Researchers are optimistic this discovery could help increase the donor organ
pool.
In general, the supply of donor organs is limited and once a heart is
transplanted, individuals face life-long immunosuppression, often trading heart
failure for high blood
pressure, diabetes, and kidney failure, Taylor said.
Researchers hope that the decellularization process could be used to make new
donor organs. Because a new heart could be filled with the recipient’s cells,
researchers hypothesize it’s much less likely to be rejected by the body. And
once placed in the recipient, in theory the heart would be nourished, regulated,
and regenerated similar to the heart that it replaced.
“We used immature heart cells in this version, as a proof of concept. We
pretty much figured heart cells in a heart matrix had to work,” Taylor said.
“Going forward, our goal is to use a patient’s stem cells to build a new
heart.”
Although heart repair was the first goal during research, decellularization
shows promising potential to change how scientists think about engineering
organs, Taylor said. “It opens a door to this notion that you can make any
organ: kidney, liver, lung, pancreas – you name it and we hope we can make
it,” she said.
Researchers of the Center for Cardiovascular Repair team were assisted in
their study by researchers from the University
of Minnesota Department of Biomedical Engineering, who helped analyze data.

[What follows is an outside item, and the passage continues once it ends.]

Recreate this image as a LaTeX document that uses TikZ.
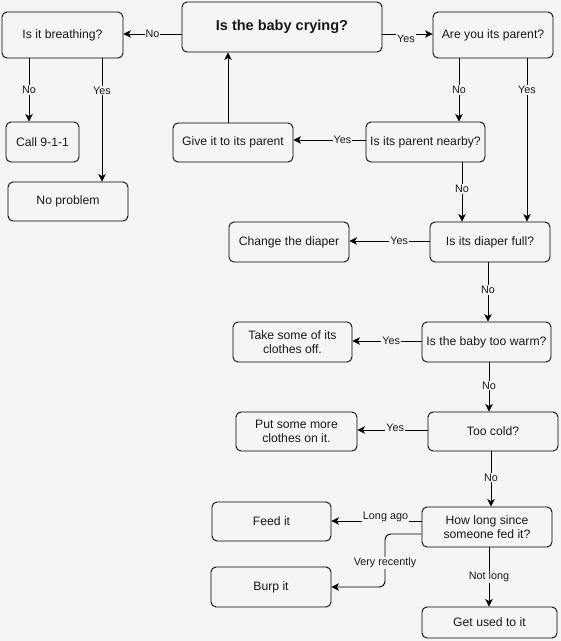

The study was funded by the Medtronic Foundation Endowment and a faculty
research development grant from the University
of Minnesota Academic Health Center.
Note for Immunosuppression
Immunosuppression involves an act that reduces the activation or efficacy of the immune system. Some portions of the immune system itself have immuno-suppressive effects on other parts of the immune system, and immunosuppression may occur as an adverse reaction to treatment of other conditions. Deliberately induced immunosuppression is generally done to prevent the body from rejecting an organ transplant, treating graft-versus-host disease after a bone marrow transplant, or for the treatment of auto-immune diseases such as rheumatoid arthritis or Crohn's disease. This is typically done using drugs, but may involve surgery (splenectomy), plasmapharesis, or radiation.
A person who is undergoing immunosuppression, or whose immune system is weak for other reasons (for example, chemotherapy and HIV patients) are said to be immunocompromised. When an organ is transplanted, the immune system of the recipient will most likely recognize it as foreign tissue and attack it. The destruction of the organ will, if untreated, end in the death of the recipient.

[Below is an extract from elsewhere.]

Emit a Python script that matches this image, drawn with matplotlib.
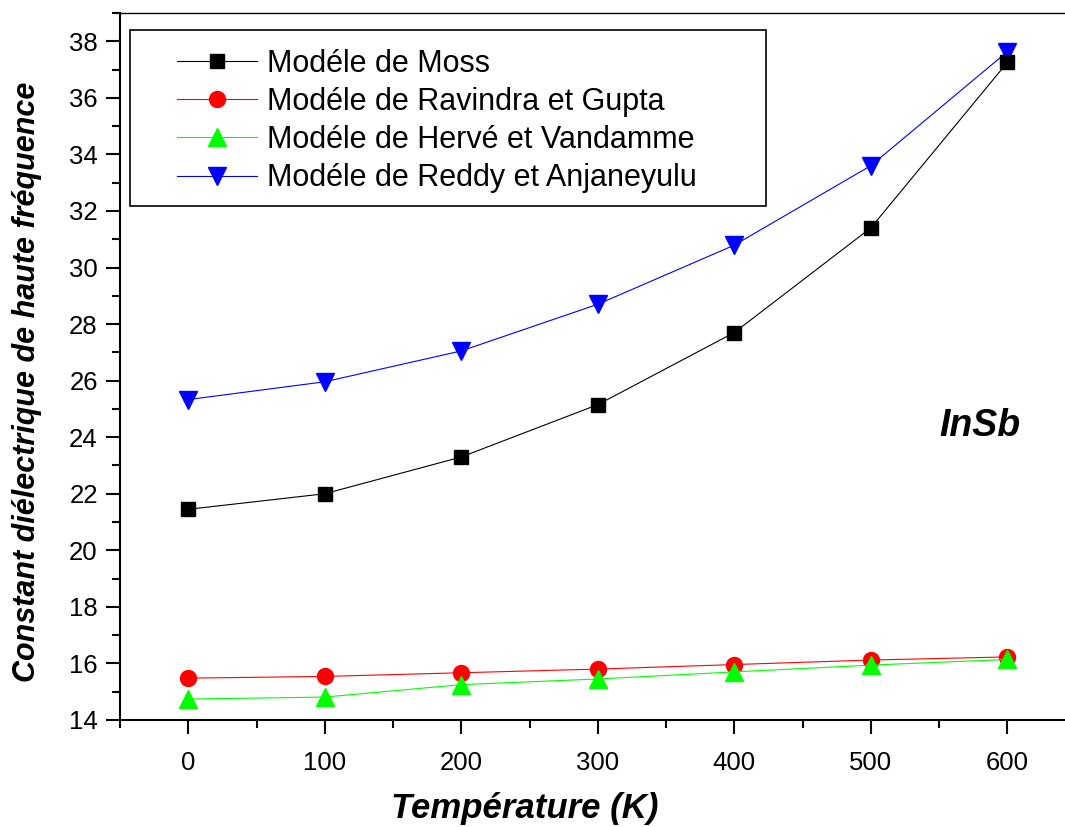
import matplotlib
matplotlib.use('Agg')
import matplotlib.pyplot as plt
from matplotlib.patches import Rectangle
from matplotlib.ticker import MultipleLocator

plt.rcParams['font.family'] = ['Liberation Sans', 'DejaVu Sans']

temperature = [0, 100, 200, 300, 400, 500, 600]
moss = [21.45, 22.0, 23.3, 25.15, 27.7, 31.4, 37.25]
ravindra_gupta = [15.48, 15.54, 15.67, 15.8, 15.96, 16.12, 16.23]
herve_vandamme = [14.74, 14.81, 15.25, 15.45, 15.7, 15.94, 16.14]
reddy_anjaneyulu = [25.33, 25.96, 27.05, 28.7, 30.79, 33.6, 37.63]

labels = ['Modéle de Moss', 'Modéle de Ravindra et Gupta',
          'Modéle de Hervé et Vandamme', 'Modéle de Reddy et Anjaneyulu']

fig = plt.figure(figsize=(10.65, 8.27), dpi=100)
ax = fig.add_axes([0.1127, 0.1294, 0.8972, 0.8549])

ax.plot(temperature, moss, color='black', lw=0.8, marker='s', ms=10,
        label=labels[0], zorder=5)
ax.plot(temperature, ravindra_gupta, color='red', lw=0.8, marker='o', ms=11.5,
        label=labels[1], zorder=3)
ax.plot(temperature, herve_vandamme, color='#00FF00', lw=0.8, marker='^', ms=13,
        label=labels[2], zorder=4)
ax.plot(temperature, reddy_anjaneyulu, color='blue', lw=0.8, marker='v', ms=13,
        label=labels[3], zorder=3)

ax.set_xlim(-50, 650)
ax.set_ylim(14, 39)
ax.xaxis.set_major_locator(MultipleLocator(100))
ax.xaxis.set_minor_locator(MultipleLocator(50))
ax.yaxis.set_major_locator(MultipleLocator(2))
ax.yaxis.set_minor_locator(MultipleLocator(1))
ax.tick_params(which='major', direction='out', length=10, width=1.5,
               labelsize=18.5, pad=6)
ax.tick_params(which='minor', direction='out', length=5.5, width=1.5)
ax.tick_params(axis='x', which='major', pad=12)
for s in ax.spines.values():
    s.set_linewidth(1.5)
ax.spines['top'].set_linewidth(1.0)

ax.set_xlabel('Température (K)', fontsize=25, fontweight='bold',
              fontstyle='italic', va='center')
ax.xaxis.set_label_coords(0.424, -0.1245)
ax.set_ylabel('Constant diélectrique de haute fréquence', fontsize=22,
              fontweight='bold', fontstyle='italic', va='center')
ax.yaxis.set_label_coords(-0.097, 0.478)

ax.text(580, 24.4, 'InSb', fontsize=27, fontweight='bold', fontstyle='italic',
        ha='center', va='center')

# legend entries without frame, box drawn separately for wider side margins
leg = ax.legend(loc='upper left', bbox_to_anchor=(0.0597, 0.9495), fontsize=22,
                frameon=False, handlelength=2.6, handletextpad=0.35,
                labelspacing=0.27, borderpad=0.0, borderaxespad=0.0)
ax.add_patch(Rectangle((0.0105, 0.727), 0.6655, 0.249, transform=ax.transAxes,
                       fill=False, edgecolor='black', lw=1.2, zorder=6))

fig.savefig('out.png', dpi=100)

In the past, radiation therapy was used to decrease the strength of the immune system, but now immunosuppressant drugs are used to inhibit the reaction of the immune system. The downside is that with such a deactivated immune system, the body is very vulnerable to opportunistic infections, even those usually considered harmless. Also, prolonged use of immunosuppressants increases the risk of cancer.
Note for Cardiovascular Disease
Cardiovascular disease refers to the class of diseases that involve the heart or blood vessels (arteries and veins). While the term technically refers to any disease that affects the cardiovascular system, it is usually used to refer to those related to atherosclerosis (arterial disease). These conditions have similar causes, mechanisms, and treatments. In practice, cardiovascular disease is treated by cardiologists, thoracic surgeons, vascular surgeons, neurologists, and interventional radiologists, depending on the organ system that is being treated. There is considerable overlap in the specialties, and it is common for certain procedures to be performed by different types of specialists in the same hospital.
Most Western countries face high and increasing rates of cardiovascular disease. Each year, heart disease kills more Americans than cancer. Diseases of the heart alone caused 30% of all deaths, with other diseases of the cardiovascular system causing substantial further death and disability. Up until the year 2005, it was the number 1 cause of death and disability in the United States and most European countries. A large histological study (PDAY) showed vascular injury accumulates from adolescence, making primary prevention efforts necessary from childhood.